I'm grateful for the bedtime that we had this evening. Thanks for being so forgiving, little man. Tomorrow is another day. And I promise that I will always keep trying to be a better Mom than I was today, yesterday or the day before that. I love you.




You. Adorably eating a pah-ooh-oohl.

Sunday, August 08, 2010

Play Doh

I have been too scared to get any play doh for Cooper until recently when I decided that it couldn't be worse than going outside in this Georgia HEAT. I'm glad I decided to give it a try- Cooper seems to love it and I was impressed with how long it captured his attention. Both Bryan and I have had fun sitting down with him and making things. It took mere minutes for me to get over the fact that the colors will not be staying separated. Here's the little dude making red and blue into purple...
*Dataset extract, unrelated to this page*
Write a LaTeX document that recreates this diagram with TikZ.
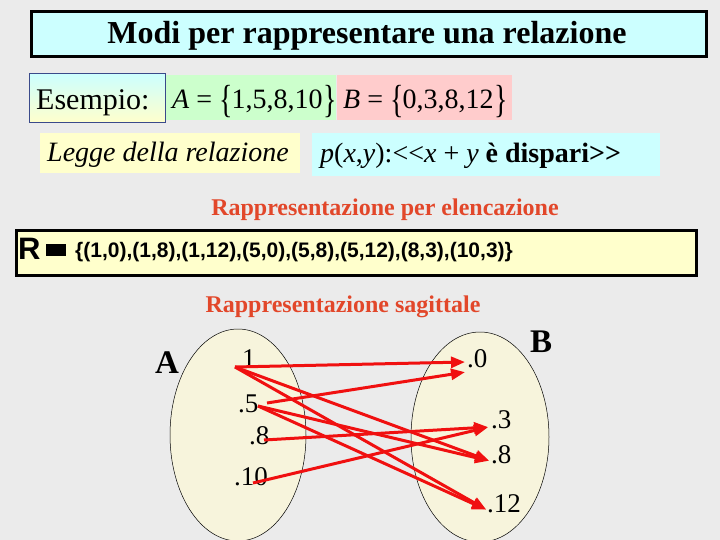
\documentclass[tikz,border=0pt]{standalone}
\usepackage{fontspec}
\setmainfont{Liberation Serif}
\setsansfont{Liberation Sans}
\usetikzlibrary{arrows.meta}
\definecolor{bg}{HTML}{EBEBEB}
\definecolor{cyanbox}{HTML}{CCFFFF}
\definecolor{yelbox}{HTML}{FFFFCC}
\definecolor{grnbox}{HTML}{CCFFCC}
\definecolor{pinkbox}{HTML}{FFCCCC}
\definecolor{ttlred}{HTML}{E2472A}
\definecolor{arrred}{HTML}{F01010}
\definecolor{ellfill}{HTML}{F7F4DC}
\definecolor{bluebord}{HTML}{3A4A8A}
\tikzset{
  ttl/.style={font=\fontsize{24}{28}\selectfont\bfseries, text=ttlred, anchor=base},
  elt/.style={font=\fontsize{27}{32}\selectfont, anchor=base west, inner sep=0},
  setname/.style={font=\fontsize{33}{36}\selectfont\bfseries, anchor=base west, inner sep=0},
  rel/.style={draw=arrred, line width=3pt, -{Triangle[length=14pt,width=11pt]}, shorten >=1pt},
  ell/.style={draw=black, line width=0.5pt, fill=ellfill}
}
\newcommand{\bigbr}[1]{\raisebox{-0.14em}{\scalebox{1}[1.4]{#1}}}
\begin{document}
\begin{tikzpicture}[x=1pt,y=-1pt]
\fill[bg] (0,0) rectangle (720,540);
\useasboundingbox (0,0) rectangle (720,540);
% title
\node[draw=black, line width=3pt, fill=cyanbox, minimum width=675pt, minimum height=45pt, anchor=north west, inner sep=0] (title) at (30,10) {};
\node[font=\fontsize{32}{36}\selectfont\bfseries, anchor=base] (titletxt) at (367,44) {Modi per rappresentare una relazione};
% Esempio
\node[draw=bluebord, line width=0.8pt, top color=cyanbox, bottom color=yelbox, minimum width=136pt, minimum height=49pt, anchor=north west, inner sep=0] (esbox) at (29,73) {};
\node[font=\fontsize{30}{34}\selectfont, anchor=base west, inner sep=0] (estxt) at (36,110) {Esempio:};
\node[fill=grnbox, minimum width=170pt, minimum height=45pt, anchor=north west, inner sep=0] (abox) at (166,75) {};
\node[font=\fontsize{28}{32}\selectfont, anchor=base west, inner sep=0] (atxt) at (172,109) {\textit{A} = \bigbr{\{}\kern-1pt1,5,8,10\kern1pt\bigbr{\}}};
\node[fill=pinkbox, minimum width=175pt, minimum height=45pt, anchor=north west, inner sep=0] (bbox) at (337,75) {};
\node[font=\fontsize{28}{32}\selectfont, anchor=base west, inner sep=0] (btxt) at (343,109) {\textit{B} = \bigbr{\{}\kern-1pt0,3,8,12\kern1pt\bigbr{\}}};
% law
\node[fill=yelbox, minimum width=260pt, minimum height=40pt, anchor=north west, inner sep=0] (lawbox) at (40,133) {};
\node[font=\fontsize{28}{32}\selectfont\itshape, anchor=base west, inner sep=0] (lawtxt) at (47,162) {Legge della relazione};
\node[fill=cyanbox, minimum width=348pt, minimum height=43pt, anchor=north west, inner sep=0] (pbox) at (312,133) {};
\node[font=\fontsize{28}{30}\selectfont, anchor=base west, inner sep=0] (ptxt) at (320,163) {\textit{p}(\textit{x},\textit{y}):{<}{<}\textit{x} + \textit{y} \textbf{è dispari{>}{>}}};
% elencazione
\node[ttl] (el) at (385,215) {Rappresentazione per elencazione};
\node[draw=black, line width=3pt, fill=yelbox, minimum width=680pt, minimum height=45pt, anchor=north west, inner sep=0] (rbox) at (15,229) {};
\node[font=\sffamily\bfseries\fontsize{31}{32}\selectfont, anchor=base west, inner sep=0] (rname) at (18,259) {R};
\node[fill=black, minimum width=20pt, minimum height=12pt, inner sep=0, anchor=center] (req) at (56,249.5) {};
\node[font=\sffamily\bfseries\fontsize{21}{24}\selectfont, anchor=base west, inner sep=0] (rtxt) at (75,258) {\{(1,0),(1,8),(1,12),(5,0),(5,8),(5,12),(8,3),(10,3)\}};
% sagittale
\node[ttl] (sg) at (343,312) {Rappresentazione sagittale};
\draw[ell] (238,435) ellipse [x radius=68, y radius=106];
\draw[ell] (480,437) ellipse [x radius=69, y radius=105];
\node[setname] (A) at (155,373) {A};
\node[setname] (B) at (530,352) {B};
\node[elt] (e1) at (242,367) {1};
\node[elt] (e5) at (238,412) {.5};
\node[elt] (e8) at (249,444) {.8};
\node[elt] (e10) at (234,485) {.10};
\node[elt] (f0) at (467,367) {.0};
\node[elt] (f3) at (491,428) {.3};
\node[elt] (f8) at (491,463) {.8};
\node[elt] (f12) at (487,512) {.12};
\coordinate (s1) at (235,367);
\coordinate (s5) at (258,406);
\coordinate (s5b) at (267,403);
\coordinate (s8) at (264,440);
\coordinate (s10) at (253,483);
\coordinate (t0) at (466,362);
\coordinate (t0b) at (466,372);
\coordinate (t3) at (489,427);
\coordinate (t8) at (490,461);
\coordinate (t12) at (487,510);
\draw[rel] (s1) -- (t0);
\draw[rel] (s1) -- (t8);
\draw[rel] (s1) -- (t12);
\draw[rel] (s5b) -- (t0b);
\draw[rel] (s5) -- (t8);
\draw[rel] (s5) -- (t12);
\draw[rel] (s8) -- (t3);
\draw[rel] (s10) -- (t3);
\end{tikzpicture}
\end{document}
I don't have it captured in a picture but my favorite part was when Cooper had the thought to use the little plastic scissors to cut a spaghetti string of play doh off of the spaghetti-maker. Completely his idea and so totally smart and adorable.

PS- Fall, if you're out there listening, please make an early appearance this year. I mean, I love staying indoors and watching tv and eating bonbons all the time but enough is enough.